High Voltage Direct Current (HVDC) is an advanced transmission technology that uses direct current for the bulk transfer of electrical power, contrasting with the more common alternating current (AC) systems. As modern power grids expand and integrate distant energy sources, HVDC has emerged as an efficient method for moving large amounts of electricity across vast distances. HVDC systems typically operate at voltage levels ranging from 100 kilovolts (kV) to 800 kV, offering a specialized solution for long-distance power delivery and grid interconnection.
Defining High Voltage Direct Current
Direct current (DC) is the flow of electrical charge that moves consistently in a single direction, unlike alternating current (AC), which continuously reverses direction. HVDC transmission utilizes this constant-flow characteristic at significantly elevated voltage levels. The high voltage component is a method for minimizing energy losses during transmission.
Transmitting power at a higher voltage inherently reduces the current required to deliver the same amount of power. Since resistive energy losses are proportional to the square of the current, lowering the current dramatically decreases wasted heat energy. HVDC enables a more efficient transfer of bulk power over long corridors, often reducing transmission losses to 2-3% compared to higher losses in AC systems over similar distances.
How HVDC Differs from Standard AC Power
The fundamental difference between HVDC and AC power lies in the nature of the current flow. AC oscillates back and forth, typically changing direction 50 or 60 times every second, while DC maintains a steady, unidirectional flow. This distinction leads to significant differences in transmission characteristics, especially over long distances.
Standard AC systems face limitations over vast stretches of land or water due to reactive power losses. An AC line has inherent properties of capacitance and inductance, causing energy to be continuously stored and released. This results in reactive power that does not perform useful work and limits the maximum transfer distance. Managing this reactive power requires compensation equipment installed along the line, adding complexity and cost.
Conversely, HVDC transmission carries only active power, eliminating reactive power flow and associated losses. This allows HVDC to transmit substantially more power over the same conductor size with fewer losses. For overhead lines, HVDC becomes more cost-effective than AC for distances exceeding 600 to 800 kilometers. For underground or submarine cables, the break-even distance is much shorter, often around 50 kilometers. Additionally, a DC line requires fewer conductors and simpler insulators than a comparable three-phase AC line, contributing to lower construction costs and a smaller physical footprint.
Key Uses and Applications
The characteristics of HVDC make it suitable for specific transmission scenarios where AC technology is impractical or inefficient.
Long-Distance Bulk Transfer
HVDC is used for the long-distance bulk transfer of power, such as connecting remote renewable energy installations to distant urban centers. The significantly reduced line losses over distances exceeding hundreds of kilometers make HVDC the preferred choice for integrating remote wind farms or large hydroelectric plants.

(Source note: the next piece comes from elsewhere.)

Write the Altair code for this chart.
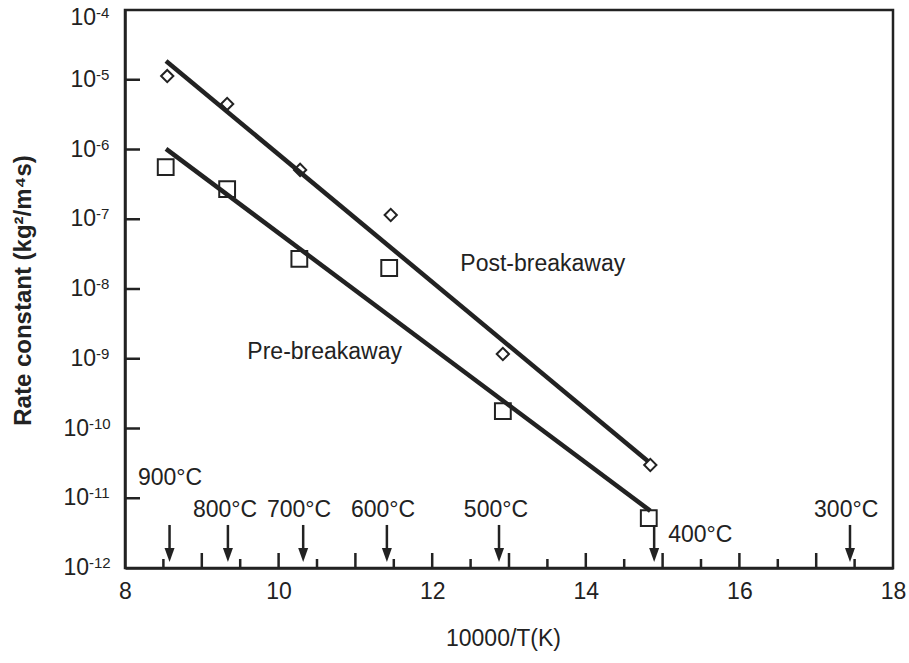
import altair as alt
import pandas as pd

INK = "#222222"
FONT = "Liberation Sans"

# ---- data ----
post_x = [8.55, 9.33, 10.28, 11.46, 12.92, 14.84]
post_k = [1.13e-5, 4.5e-6, 5.1e-7, 1.15e-7, 1.17e-9, 3.0e-11]
pre_x = [8.53, 9.33, 10.27, 11.44, 12.92, 14.82]
pre_k = [5.6e-7, 2.7e-7, 2.7e-8, 2.0e-8, 1.78e-10, 5.2e-12]

post_fit_x = [8.534, 14.81]
post_fit_k = [1.86e-5, 3.4e-11]
pre_fit_x = [8.534, 14.84]
pre_fit_k = [1.02e-6, 6.6e-12]

series_names = ["Post-breakaway", "Pre-breakaway"]
series_label_x = [13.44, 10.60]
series_label_k = [2.3e-8, 1.26e-9]

temp_labels = ["900°C", "800°C", "700°C", "600°C", "500°C", "400°C", "300°C"]
arrow_x = [8.58, 9.34, 10.32, 11.41, 12.87, 14.89, 17.44]
arrow_top = [4.14e-12, 4.14e-12, 4.14e-12, 4.14e-12, 4.14e-12, 3.9e-12, 4.14e-12]
arrow_tip = [1.22e-12] * 7
temp_label_x = [8.586, 9.302, 10.266, 11.36, 12.83, 15.49, 17.39]
temp_label_k = [1.95e-11, 6.79e-12, 6.79e-12, 6.79e-12, 6.79e-12, 2.97e-12, 6.79e-12]

x_labels = [8, 10, 12, 14, 16, 18]
x_major_ticks = [9, 10, 11, 12, 13, 14, 15, 16, 17]
x_minor_ticks = [8.5, 9.5, 10.5, 11.5, 12.5, 13.5, 14.5, 15.5, 16.5, 17.5]
y_labels = [1e-12, 1e-11, 1e-10, 1e-9, 1e-8, 1e-7, 1e-6, 1e-5, 1e-4]
y_label_base = ["10"] * 9
y_label_exp = ["-12", "-11", "-10", "-9", "-8", "-7", "-6", "-5", "-4"]
y_ticks = [1e-11, 1e-10, 1e-9, 1e-8, 1e-7, 1e-6, 1e-5]

# ---- tables ----
pts = pd.DataFrame({
    "x": post_x + pre_x,
    "y": post_k + pre_k,
    "series": [series_names[0]] * len(post_x) + [series_names[1]] * len(pre_x),
})
fits = pd.DataFrame({
    "x": post_fit_x + pre_fit_x,
    "y": post_fit_k + pre_fit_k,
    "series": [series_names[0]] * 2 + [series_names[1]] * 2,
})
slabels = pd.DataFrame({"x": series_label_x, "y": series_label_k, "label": series_names})
arrows = pd.DataFrame({"x": arrow_x, "y": arrow_top, "y2": arrow_tip})
tlabels = pd.DataFrame({"x": temp_label_x, "y": temp_label_k, "label": temp_labels})
majt = pd.DataFrame({"x": x_major_ticks})
mint = pd.DataFrame({"x": x_minor_ticks})
yt = pd.DataFrame({"y": y_ticks})
ylab = pd.DataFrame({"y": y_labels, "base": y_label_base, "exp": y_label_exp})
ylab["ndig"] = ylab["exp"].str.len() - 1
ylab_top = ylab[ylab["y"] == max(y_labels)]
ylab_one = ylab[(ylab["ndig"] == 1) & (ylab["y"] < max(y_labels))]
ylab_two = ylab[ylab["ndig"] == 2]

x_axis = alt.Axis(
    values=x_labels, title="10000/T(K)", ticks=False, grid=False,
    domainColor=INK, domainWidth=2.5, labelFont=FONT, labelFontSize=23,
    labelColor=INK, labelPadding=12, labelFlush=False, labelOverlap=False,
    titleFont=FONT, titleFontSize=23, titleFontWeight="normal", titleColor=INK,
    titleX=378, titleY=70, titleBaseline="middle",
)
y_axis = alt.Axis(
    values=y_labels, title="Rate constant (kg²/m⁴s)", ticks=False, grid=False,
    labels=False, domainColor=INK, domainWidth=2.5,
    titleFont=FONT, titleFontSize=24, titleFontWeight="bold", titleColor=INK,
    titleX=-102, titleY=280, titleBaseline="middle",
)


def X():
    return alt.X("x:Q", scale=alt.Scale(domain=[8, 18], nice=False, zero=False), axis=x_axis)


def Y(field="y"):
    return alt.Y(f"{field}:Q", scale=alt.Scale(type="log", domain=[1e-12, 1e-4], nice=False), axis=y_axis)


def ylab_layer(df, field, xpx, dy, size, align):
    return alt.Chart(df).mark_text(
        font=FONT, fontSize=size, color=INK, align=align, baseline="middle", dy=dy
    ).encode(y=Y(), x=alt.value(xpx), text=f"{field}:N")


lines = alt.Chart(fits).mark_line(color=INK, strokeWidth=4.5).encode(
    x=X(), y=Y(), detail="series:N"
)
points = alt.Chart(pts).mark_point(filled=False, color=INK, strokeWidth=2, opacity=1).encode(
    x=X(), y=Y(),
    shape=alt.Shape("series:N", scale=alt.Scale(domain=series_names, range=["diamond", "square"]), legend=None),
    size=alt.Size("series:N", scale=alt.Scale(domain=series_names, range=[150, 250]), legend=None),
)
stext = alt.Chart(slabels).mark_text(font=FONT, fontSize=23, color=INK, baseline="middle").encode(
    x=X(), y=Y(), text="label:N"
)
arrow_lines = alt.Chart(arrows).mark_rule(color=INK, strokeWidth=2.5, y2Offset=-6).encode(
    x=X(), y=Y(), y2="y2:Q"
)
arrow_heads = alt.Chart(arrows).mark_point(
    shape="M-1,-2.8L1,-2.8L0,0Z", filled=True, color=INK, size=100, opacity=1
).encode(x=X(), y=Y("y2"))
ttext = alt.Chart(tlabels).mark_text(font=FONT, fontSize=23, color=INK, baseline="middle").encode(
    x=X(), y=Y(), text="label:N"
)
major_ticks = alt.Chart(majt).mark_rule(color=INK, strokeWidth=2.5).encode(
    x=X(), y=alt.value(558), y2=alt.value(543)
)
minor_ticks = alt.Chart(mint).mark_rule(color=INK, strokeWidth=2.5).encode(
    x=X(), y=alt.value(558), y2=alt.value(549)
)
y_tick_marks = alt.Chart(yt).mark_rule(color=INK, strokeWidth=2.5).encode(
    y=Y(), x=alt.value(0), x2=alt.value(15)
)

ylabel_layers = [
    ylab_layer(ylab_one, "base", -29, 0, 23, "right"),
    ylab_layer(ylab_one, "exp", -29, -5, 15, "left"),
    ylab_layer(ylab_two, "base", -36, 0, 23, "right"),
    ylab_layer(ylab_two, "exp", -36, -5, 15, "left"),
    ylab_layer(ylab_top, "base", -29, 8, 23, "right"),
    ylab_layer(ylab_top, "exp", -29, 3, 15, "left"),
]

chart = alt.layer(
    major_ticks, minor_ticks, y_tick_marks, lines, points, stext,
    arrow_lines, arrow_heads, ttext, *ylabel_layers,
).properties(
    width=768, height=558,
    autosize=alt.AutoSizeParams(type="none"),
    padding={"left": 125, "top": 10, "right": 16, "bottom": 95},
    background="white",
).configure_view(stroke=INK, strokeWidth=2.5)

chart.save("out.html", embed_options={"renderer": "svg", "actions": False})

Subsea and Underground Cables
HVDC is the standard solution for subsea and underground power cables. AC cables are limited by the large capacitance of insulated conductors, which creates excessive charging current and restricts transmission distance to as short as 50 kilometers. Since DC current does not require continuous charging and discharging of the cable’s capacitance, HVDC cables can effectively transmit power over hundreds of kilometers underwater with minimal loss.
Asynchronous Interconnections
HVDC enables asynchronous interconnections, linking two separate AC grids that operate independently or at different frequencies. The HVDC link converts power to DC and back to AC, acting as a firewall between the two systems. This prevents stability issues that would occur with a direct AC connection. This capability allows for controlled power sharing between regions, improving overall grid stability and reliability. This configuration is often deployed in a “back-to-back” station where conversion equipment is co-located without a significant DC transmission line.
The Process of Power Conversion
HVDC transmission necessitates a two-stage conversion process, as almost all electricity is generated and consumed as alternating current. This conversion occurs within specialized converter stations located at both ends of the HVDC line.
At the sending end, the process is called rectification. Incoming AC power is converted into high-voltage DC power suitable for transmission. The station uses power electronic devices, such as thyristors or insulated-gate bipolar transistors (IGBTs), which act as high-speed switches to convert the oscillating AC waveform into a steady DC output.
At the receiving end, the process is reversed and is known as inversion. The DC power arriving from the line is converted back into AC power with the required frequency and voltage. The inverter station uses similar electronic switches to synthesize the AC waveform. This converted AC power can then be stepped down and fed into the standard AC grid for distribution to consumers.